Workplace costs as large as these raise the question whether expansion of detection, treatment, and treatment quality improvement initiatives might be able to reduce the adverse workplace effects of mental disorders to an extent that makes treatment cost-effective from an employer perspective. An experimental effectiveness trial carried out in conjunction with the US WMH survey evaluated this question (26). A large sample of workers was screened for MDD and randomized either to a model outreach and best-practices treatment intervention or to usual care. The intervention group was found at six and twelve months to have significantly higher job retention and hours worked than controls (equivalent to an annualized two weeks more work). The financial benefits of these intervention effects (in terms of hiring and training costs, disability payment, and salaries paid for sickness absence days) were substantially higher than the costs of treatment, documenting that the intervention was a human capital investment for employers.

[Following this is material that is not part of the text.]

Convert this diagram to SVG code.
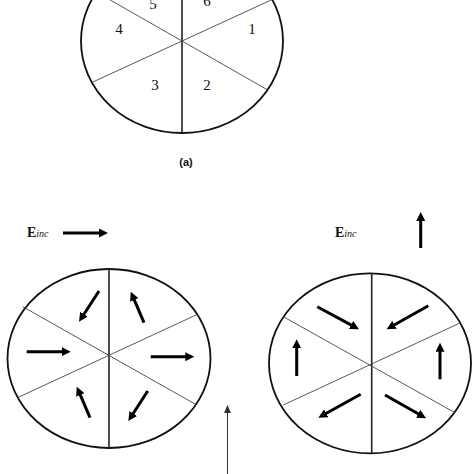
<svg xmlns="http://www.w3.org/2000/svg" width="474" height="474" viewBox="0 0 474 474">
<style>
.ell{fill:none;stroke:#111;stroke-width:1.8}
.vl{stroke:#222;stroke-width:1.6}
.dl{stroke:#444;stroke-width:0.9}
.arr{stroke:#000;stroke-width:3;marker-end:url(#ah)}
.thin{stroke:#333;stroke-width:1;marker-end:url(#ahs)}
.dig{font-family:"Liberation Serif",serif;font-size:15px;fill:#111;text-anchor:middle}
.E{font-family:"Liberation Serif",serif;font-size:14px;font-weight:bold;fill:#111}
.inc{font-family:"Liberation Serif",serif;font-size:10px;font-style:italic;fill:#111}
.cap{font-family:"Liberation Sans",sans-serif;font-size:11px;font-weight:bold;fill:#111;text-anchor:middle}
</style>
<defs>
<marker id="ah" markerUnits="userSpaceOnUse" markerWidth="10" markerHeight="9" refX="3" refY="4.5" orient="auto"><path d="M0,0 L9,4.5 L0,9 z" fill="#000"/></marker>
<marker id="ahs" markerUnits="userSpaceOnUse" markerWidth="8" markerHeight="7" refX="2" refY="3.5" orient="auto"><path d="M0,0 L8,3.5 L0,7 z" fill="#333"/></marker>
</defs>
<rect width="474" height="474" fill="#fff"/>
<g id="diagram-a">
<ellipse class="ell" cx="182" cy="41" rx="101" ry="92"/>
<line class="vl" x1="182" y1="-60" x2="182" y2="133"/>
<line class="dl" x1="96.6" y1="-7.8" x2="267.4" y2="89.8"/>
<line class="dl" x1="91.8" y1="82.5" x2="272.2" y2="-0.5"/>
<text class="dig" x="153" y="9">5</text>
<text class="dig" x="207" y="6">6</text>
<text class="dig" x="119" y="34">4</text>
<text class="dig" x="252" y="34">1</text>
<text class="dig" x="155" y="90">3</text>
<text class="dig" x="207" y="90">2</text>
<text class="cap" x="186" y="166">(a)</text>
</g>
<g id="einc-left">
<text x="27" y="237"><tspan class="E">E</tspan><tspan class="inc">inc</tspan></text>
</g>
<g id="einc-right">
<text x="335" y="237"><tspan class="E">E</tspan><tspan class="inc">inc</tspan></text>
</g>
<g id="disk-left">
<ellipse class="ell" cx="109" cy="358.5" rx="101.5" ry="89.5"/>
<line class="vl" x1="109" y1="269" x2="109" y2="448"/>
<line class="dl" x1="22.7" y1="306.7" x2="195" y2="404"/>
<line class="dl" x1="18.3" y1="397.3" x2="196" y2="315"/>
</g>
<g id="disk-right">
<ellipse class="ell" cx="370" cy="363.3" rx="101" ry="90"/>
<line class="vl" x1="371.7" y1="273.3" x2="371.7" y2="453.3"/>
<line class="dl" x1="283.3" y1="316.7" x2="455" y2="412.7"/>
<line class="dl" x1="283.3" y1="405" x2="459.3" y2="323.3"/>
</g>
<g id="connectors">
<line class="arr" x1="63" y1="233" x2="102" y2="233"/>
<line class="arr" x1="420.7" y1="248" x2="420.7" y2="218"/>
<line class="arr" x1="99" y1="291" x2="82.3" y2="316.7"/>
<line class="arr" x1="144" y1="322.7" x2="133.1" y2="297.2"/>
<line class="arr" x1="26.7" y1="351.7" x2="64.7" y2="351.7"/>
<line class="arr" x1="150.7" y1="356.7" x2="188.3" y2="356.7"/>
<line class="arr" x1="90" y1="417.7" x2="79.1" y2="392.2"/>
<line class="arr" x1="147.7" y1="391" x2="131.6" y2="416"/>
<line class="arr" x1="317.3" y1="306.7" x2="353.7" y2="326.4"/>
<line class="arr" x1="428.3" y1="305.7" x2="391.9" y2="326.3"/>
<line class="arr" x1="296.7" y1="376" x2="296.7" y2="345.3"/>
<line class="arr" x1="440" y1="379.3" x2="440" y2="348.7"/>
<line class="arr" x1="360.7" y1="394.3" x2="323.6" y2="414.8"/>
<line class="arr" x1="385" y1="395" x2="420.8" y2="415.3"/>
<line class="thin" x1="227.5" y1="474" x2="227.5" y2="411"/>
</g>
</svg>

Replications of this intervention experiment are currently underway in other WMH countries, including Australia and Japan. Extensions of the intervention to consider treatment of bipolar depression and adult ADHD are also underway. Ongoing analyses of the WMH data are also being used to search for other intervention targets that can be used to evaluate the effects of treatment in reducing the burdens associated with mental disorders.

CONCLUSIONS

The WMH results reviewed here document that mental disorders are commonly occurring, often have an early age-of-onset, and often are associated with significant adverse societal costs. We also presented evidence to show that some societal costs can be reversed with best-practices treatment. The latter finding argues much more persuasively than the naturalistic survey findings that mental disorders are actual causes rather than merely correlates of impaired role functioning. Based on these results, we can safely conclude that mental disorders are common and consequential from a societal perspective throughout the world. Yet, as reported elsewhere (25), the WMH data show that only a small minority of people with mental disorders receive treatment in most countries and that even fewer receive high-quality treatment. This situation has to change. A good argument could be made based on the results about treatment effectiveness that an expansion of treatment would be a human capital investment opportunity from the employer perspective. The same argument could be made about human capital consequences of expanded treatment from a societal perspective. Ongoing WMH analyses will continue to refine naturalistic analyses of the adverse effects of mental disorders in an effort to target experimental interventions that can demonstrate the value of expanded treatment to address the enormous global burden of mental disorders.

Acknowledgments

Preparation of this paper was supported, in part, by the following grants from the US Public Health Service: U01MH060220, R01DA012058, R01MH070884 and R01DA016558. Portions of this paper appeared previously in Kessler, R.C. et al. (2006) The World Health Organization World Mental Health Survey Initiative. Epidemiologia e Psichiatria Sociale 15(3), 161–166. and are used with permission. A complete list of WMH publications can be found at http://www.hcp.med.harvard.edu/wmh/. The views and opinions expressed in this report are those of the authors and should not be construed to represent the views of any of the sponsoring organizations, agencies, or U.S. Government.

Footnotes

Declaration of Interest: Professor Kessler has been a consultant for GlaxoSmithKline Inc., Pfizer Inc., Wyeth-Ayerst, Sanofi-Aventis, Kaiser Permanente, and Shire Pharmaceuticals; has served on advisory boards for Eli Lilly & Company and Wyeth-Ayerst; and has had research support for his epidemiological studies from Bristol-Myers Squibb, Eli Lilly and Company, Ortho-McNeil Pharmaceuticals, Pfizer Inc., and Sanofi-Aventis. None of the other authors has any interests to declare.